Updated on: 27 August,2017 06:18 AM IST  |  Mumbai
Meenakshi Shedde |

India is finally getting to Terminal T3, calling for an end to triple talaaq -T3 - or instant divorce by Muslim men

Meenakshi Shedde: Are Muslim women also citizens?

Illustration/Uday Mohite
Illustration/Uday Mohite


India is finally getting to Terminal T3, calling for an end to triple talaaq -T3 - or instant divorce by Muslim men. Till now, a Muslim man could divorce his wife faster than he could make noodles, which takes two whole minutes. The narrow 3:2 win by a single vote of the Supreme Court 'manel', that gave its verdict this week, was significant. After 70 years of Independence, the Supreme Court has just one woman judge, and she was nowhere on the panel concerning Muslim women's rights. Most telling was the minority view of Chief Justice JS Khehar and Justice S Abdul Nazeer: "Such a call of conscience, as the petitioners desire us to accept, may well have a cascading effect... We have to be guarded, lest we find our conscience traversing into every nook and corner of religious practices, and 'personal law'." With full respect to their lordships, if I understood them correctly, they were worried what could happen if they followed their conscience fully. Amazing.

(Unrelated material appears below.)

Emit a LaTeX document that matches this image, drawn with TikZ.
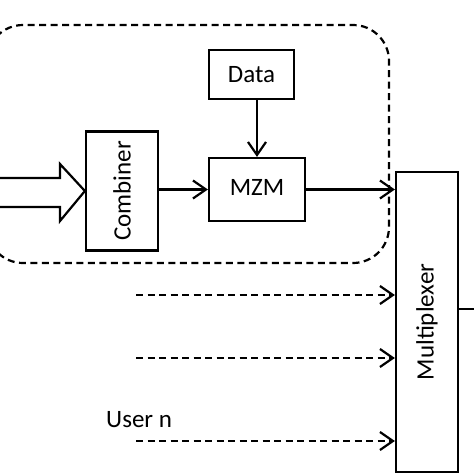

So, this is a hard won, landmark ruling, of course. But, this is only the beginning, and now, laws need to be framed accordingly and implemented. Meanwhile, let's consider the implications of the verdict. Say, I'm married to a skunk who, while I'm visiting my mum with the children, sends me a T3 WhatsApp message. Now, in the light of the Supreme Court ruling, T3 is illegal. So, guess what, I am victorious because now I can continue living with the skunk, who is unable to divorce me, for the rest of my life. What joy. This is not very far from a situation where a teenager in Bareilly, UP, who had been raped, was pressured into marrying her rapist last month, amid parental concerns as to "who will marry her anyway". India finds many ingenious ways to ensure that women stay hitched to assorted skunks.


While all this is legalese, it is fascinating to know what's also happening on ground. In Deepa Dhanraj's inspiring documentary Invoking Justice, made in 2011, she records the triumphs and tribulations of an all-women jamaat or women's council, in Pudukottai in Tamil Nadu. They were fed up with all-male jamaats held in mosques, whose patriarchal and unjust interpretations of the shariat - especially in personal and family law, concerning the murder of and violence against women, triple talaaq, dowry and discrimination - never even allowed women to be present for the hearing of their own cases. So, Sharifa Khanam founded a women's jamaat in 2004, that has dispensed justice according to the shariat, but with more honesty and compassion, in over 8,000 cases. It is a revolutionary step for Muslim women in securing justice. Says a woman member, "I was a second wife. I divorced my husband and told him to get lost. How long could I put up with the torture? For me, sex is like a spicy pickle that accompanies a meal. Love is essential, like food. But he wanted only pickle." Later, the women's jamaat also grants Amarunissa a divorce after her husband torments her and demands that she find him a new, 18-year-old bride. Some women are lucky enough to de-skunk themselves.